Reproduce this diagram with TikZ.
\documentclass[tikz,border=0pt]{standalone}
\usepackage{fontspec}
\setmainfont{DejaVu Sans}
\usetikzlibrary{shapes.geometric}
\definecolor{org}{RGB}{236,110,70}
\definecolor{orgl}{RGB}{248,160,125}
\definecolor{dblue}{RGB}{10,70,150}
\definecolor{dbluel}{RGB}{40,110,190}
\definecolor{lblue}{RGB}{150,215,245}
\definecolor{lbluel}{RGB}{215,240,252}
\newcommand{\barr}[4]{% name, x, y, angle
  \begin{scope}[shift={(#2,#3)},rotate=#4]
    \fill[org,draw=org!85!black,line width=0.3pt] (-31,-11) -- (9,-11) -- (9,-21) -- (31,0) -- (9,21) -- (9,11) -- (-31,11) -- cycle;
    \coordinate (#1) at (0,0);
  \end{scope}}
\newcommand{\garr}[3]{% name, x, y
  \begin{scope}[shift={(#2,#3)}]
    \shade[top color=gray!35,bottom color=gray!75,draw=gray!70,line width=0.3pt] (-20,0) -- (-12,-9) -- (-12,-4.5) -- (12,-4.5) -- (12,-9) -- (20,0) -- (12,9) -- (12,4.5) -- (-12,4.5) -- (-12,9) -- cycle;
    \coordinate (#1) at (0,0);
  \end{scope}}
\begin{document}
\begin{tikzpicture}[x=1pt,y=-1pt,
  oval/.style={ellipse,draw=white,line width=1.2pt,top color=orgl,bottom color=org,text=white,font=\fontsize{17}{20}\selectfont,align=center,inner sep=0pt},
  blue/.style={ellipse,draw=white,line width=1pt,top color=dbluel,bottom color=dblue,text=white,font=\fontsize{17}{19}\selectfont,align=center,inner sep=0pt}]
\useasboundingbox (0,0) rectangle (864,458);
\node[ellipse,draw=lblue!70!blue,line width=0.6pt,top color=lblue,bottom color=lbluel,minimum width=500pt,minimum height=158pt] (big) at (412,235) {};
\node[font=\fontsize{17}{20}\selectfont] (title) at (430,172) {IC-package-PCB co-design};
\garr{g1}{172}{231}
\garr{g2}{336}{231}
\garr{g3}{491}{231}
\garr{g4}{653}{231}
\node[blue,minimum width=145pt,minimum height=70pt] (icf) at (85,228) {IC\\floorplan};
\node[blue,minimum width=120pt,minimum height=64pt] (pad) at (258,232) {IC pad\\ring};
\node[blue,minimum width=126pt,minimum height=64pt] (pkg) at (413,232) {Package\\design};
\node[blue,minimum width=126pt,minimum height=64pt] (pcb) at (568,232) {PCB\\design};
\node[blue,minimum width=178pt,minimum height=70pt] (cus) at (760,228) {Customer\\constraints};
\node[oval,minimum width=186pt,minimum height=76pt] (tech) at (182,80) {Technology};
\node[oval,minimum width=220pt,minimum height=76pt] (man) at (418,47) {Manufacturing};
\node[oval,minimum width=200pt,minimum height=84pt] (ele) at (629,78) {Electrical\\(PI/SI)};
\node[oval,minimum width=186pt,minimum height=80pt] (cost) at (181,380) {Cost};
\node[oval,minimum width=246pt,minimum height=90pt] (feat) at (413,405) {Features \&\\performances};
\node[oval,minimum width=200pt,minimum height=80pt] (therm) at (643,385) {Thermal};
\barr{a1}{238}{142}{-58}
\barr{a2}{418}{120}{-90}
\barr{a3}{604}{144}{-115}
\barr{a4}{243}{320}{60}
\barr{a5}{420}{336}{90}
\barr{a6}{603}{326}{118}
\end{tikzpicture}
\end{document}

☆ ☆ ☆

*SHORT TASK*: Write each line above out exactly.

*ANSWER TO THIS EXERCISE*:
Reproduce this diagram with TikZ.
\documentclass[tikz,border=0pt]{standalone}
\usepackage{fontspec}
\setmainfont{DejaVu Sans}
\usetikzlibrary{shapes.geometric}
\definecolor{org}{RGB}{236,110,70}
\definecolor{orgl}{RGB}{248,160,125}
\definecolor{dblue}{RGB}{10,70,150}
\definecolor{dbluel}{RGB}{40,110,190}
\definecolor{lblue}{RGB}{150,215,245}
\definecolor{lbluel}{RGB}{215,240,252}
\newcommand{\barr}[4]{% name, x, y, angle
  \begin{scope}[shift={(#2,#3)},rotate=#4]
    \fill[org,draw=org!85!black,line width=0.3pt] (-31,-11) -- (9,-11) -- (9,-21) -- (31,0) -- (9,21) -- (9,11) -- (-31,11) -- cycle;
    \coordinate (#1) at (0,0);
  \end{scope}}
\newcommand{\garr}[3]{% name, x, y
  \begin{scope}[shift={(#2,#3)}]
    \shade[top color=gray!35,bottom color=gray!75,draw=gray!70,line width=0.3pt] (-20,0) -- (-12,-9) -- (-12,-4.5) -- (12,-4.5) -- (12,-9) -- (20,0) -- (12,9) -- (12,4.5) -- (-12,4.5) -- (-12,9) -- cycle;
    \coordinate (#1) at (0,0);
  \end{scope}}
\begin{document}
\begin{tikzpicture}[x=1pt,y=-1pt,
  oval/.style={ellipse,draw=white,line width=1.2pt,top color=orgl,bottom color=org,text=white,font=\fontsize{17}{20}\selectfont,align=center,inner sep=0pt},
  blue/.style={ellipse,draw=white,line width=1pt,top color=dbluel,bottom color=dblue,text=white,font=\fontsize{17}{19}\selectfont,align=center,inner sep=0pt}]
\useasboundingbox (0,0) rectangle (864,458);
\node[ellipse,draw=lblue!70!blue,line width=0.6pt,top color=lblue,bottom color=lbluel,minimum width=500pt,minimum height=158pt] (big) at (412,235) {};
\node[font=\fontsize{17}{20}\selectfont] (title) at (430,172) {IC-package-PCB co-design};
\garr{g1}{172}{231}
\garr{g2}{336}{231}
\garr{g3}{491}{231}
\garr{g4}{653}{231}
\node[blue,minimum width=145pt,minimum height=70pt] (icf) at (85,228) {IC\\floorplan};
\node[blue,minimum width=120pt,minimum height=64pt] (pad) at (258,232) {IC pad\\ring};
\node[blue,minimum width=126pt,minimum height=64pt] (pkg) at (413,232) {Package\\design};
\node[blue,minimum width=126pt,minimum height=64pt] (pcb) at (568,232) {PCB\\design};
\node[blue,minimum width=178pt,minimum height=70pt] (cus) at (760,228) {Customer\\constraints};
\node[oval,minimum width=186pt,minimum height=76pt] (tech) at (182,80) {Technology};
\node[oval,minimum width=220pt,minimum height=76pt] (man) at (418,47) {Manufacturing};
\node[oval,minimum width=200pt,minimum height=84pt] (ele) at (629,78) {Electrical\\(PI/SI)};
\node[oval,minimum width=186pt,minimum height=80pt] (cost) at (181,380) {Cost};
\node[oval,minimum width=246pt,minimum height=90pt] (feat) at (413,405) {Features \&\\performances};
\node[oval,minimum width=200pt,minimum height=80pt] (therm) at (643,385) {Thermal};
\barr{a1}{238}{142}{-58}
\barr{a2}{418}{120}{-90}
\barr{a3}{604}{144}{-115}
\barr{a4}{243}{320}{60}
\barr{a5}{420}{336}{90}
\barr{a6}{603}{326}{118}
\end{tikzpicture}
\end{document}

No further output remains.